When a company has used up most of its authorized shares and needs more, the process follows a predictable sequence. The board of directors passes a resolution proposing an amendment to the articles of incorporation, specifying the new authorized total. Under the model statutes most states follow, the board cannot make this change on its own. The proposal goes to shareholders for a vote, typically requiring approval by a majority of shares entitled to vote. Some companies have supermajority requirements baked into their governing documents, raising the threshold.
If a corporation has multiple classes of stock, each class whose rights would be affected by the amendment usually votes as a separate group, meaning the increase needs majority approval from common shareholders and from preferred shareholders independently. This is where negotiations get interesting, because preferred investors may condition their approval on anti-dilution protections or other concessions.
After shareholders approve, the company files a certificate of amendment with the secretary of state. Filing fees for amendments are generally modest, with most states charging somewhere in the range of $30 to $150. The new ceiling takes effect once the state accepts the filing, and the board can then issue the additional shares as needed.
The whole process, from board resolution to state filing, typically takes a few weeks for a private company that can collect written shareholder consents. For public companies that must schedule a formal shareholder meeting with proxy materials, it can take several months. Companies that find themselves in urgent need of additional shares often wish they’d authorized more from the start.

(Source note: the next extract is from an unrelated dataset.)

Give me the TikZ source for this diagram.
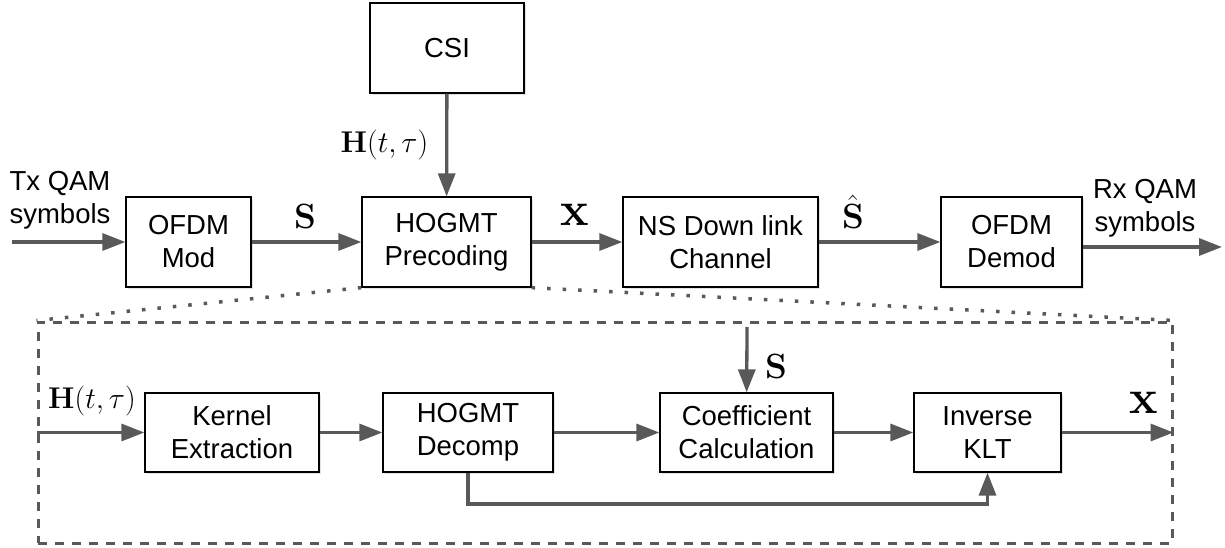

Most startup advisors recommend authorizing shares in the millions, typically 10 million to 15 million, even for a company with just one or two founders. A large authorized number gives the company room to grant options in meaningful but small increments, accommodate multiple funding rounds, and execute splits without constant amendments. The cost of over-authorizing is usually just a slightly higher franchise tax bill, while the cost of under-authorizing is a formal amendment process every time the company needs flexibility.
The calculation changes if your state of incorporation ties franchise taxes directly to authorized shares. In that case, you’ll want to authorize only as many shares as you reasonably expect to need in the next few years, plus a cushion for an option pool and one or two funding rounds. You can always increase later, and the amendment cost is typically less than years of inflated franchise tax payments.
A common starting framework: issue roughly half the authorized shares to founders and early contributors, reserve 10 to 20 percent for an employee option pool, and keep the rest available for future investors. That ratio gives the company breathing room without leaving an absurdly large number of unissued shares that might concern future investors about potential dilution.